NextImg:Biden calls for Trump to be jailed: ‘We gotta lock him up’

President Biden wants to “lock him up.”

In a visit Tuesday to a Democratic campaign office in New Hampshire, the Democratic president said former President Donald Trump should be jailed.

“If I said this five years ago, you’d lock me up: We gotta lock him up,” the 81-year-old Mr. Biden said.

His audience enthusiastically applauded the sentiment, according to a report in the New York Post.

Mr. Biden himself then seemed to try to downplay what he’d just said.

“Politically, lock him up — lock him out, that’s what we’ve got to do,” said the president whose Justice Department is in fact trying to jail Mr. Trump literally.

Mr. Trump has repeatedly said the four batches of criminal cases against him are politically motivated witch hunts.

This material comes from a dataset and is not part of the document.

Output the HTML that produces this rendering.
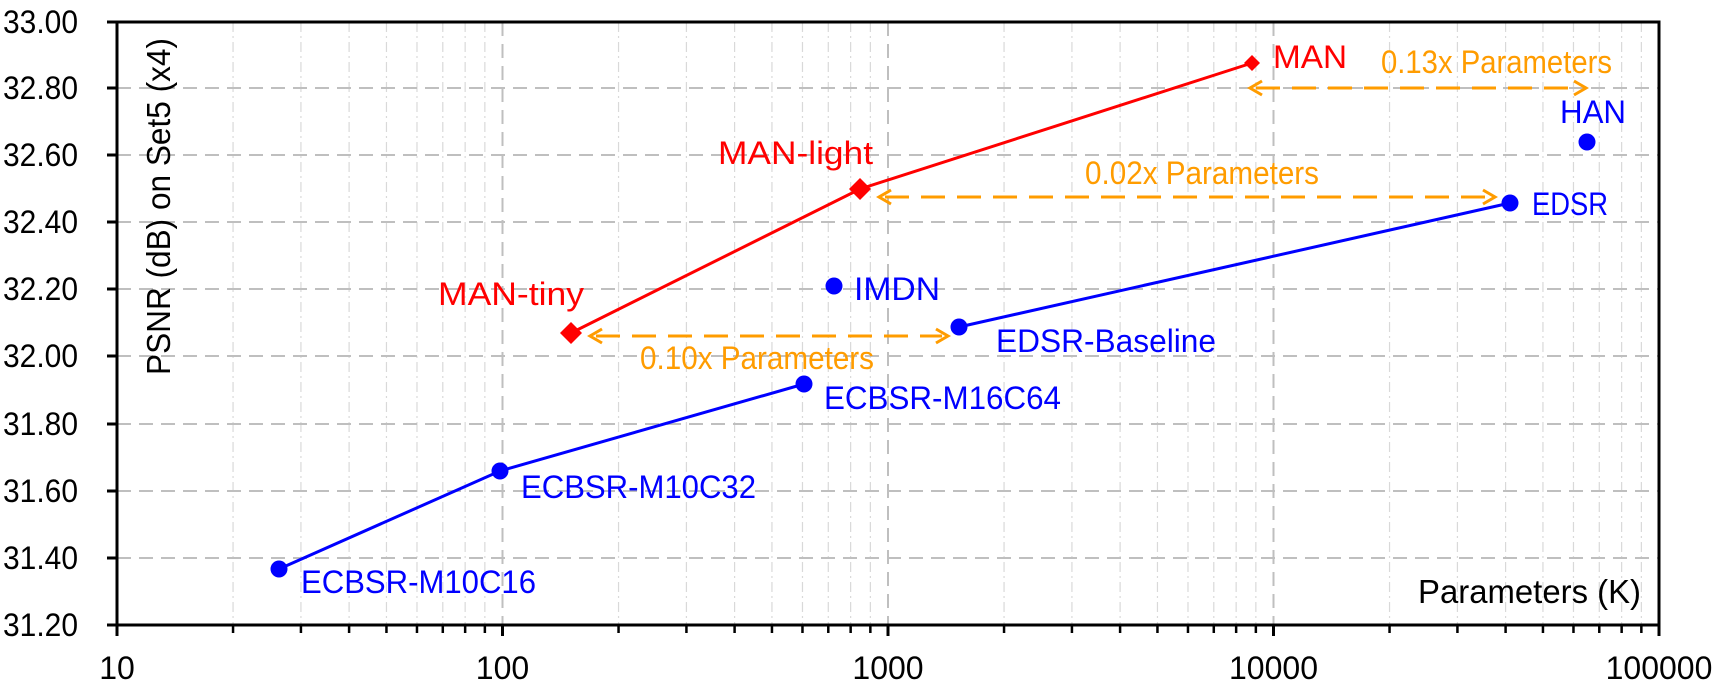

Administration officials take pains to avoid stoking such complaints by saying things like the Justice Department prosecutors are independent and the outcome of court trials is not in their hands.

Vice President Kamala Harris, who is running against Mr. Trump to succeed Mr. Biden as president, often has supporters at her rallies chant “lock him up!” about Mr. Trump.

While Ms. Harris usually says words to the effect of that is a matter for courts to decide, she will often crow that she is a former prosecutor and Mr. Trump a convicted felon.

Mr. Trump was convicted in May of 34 criminal counts brought by elected Democratic District Attorney Alvin Bragg for falsifying business records to conceal hush money paid to porn star Stormy Daniels.

His sentencing is scheduled for Nov. 26.

He also is facing criminal charges in Georgia for trying to overturn that state’s 2020 election outcome and two batches of federal charges.

One of the federal cases concerns his challenges to the 2020 election and the Jan. 6 riot at the U.S. Capitol, and the other is about his handling and retention of classified material after leaving the presidency.

All three are tied up in litigation over presidential powers, prosecutorial misconduct and the special counsel process.

None will see trials before the election and if Mr. Trump wins, the two federal cases will undoubtedly be dropped.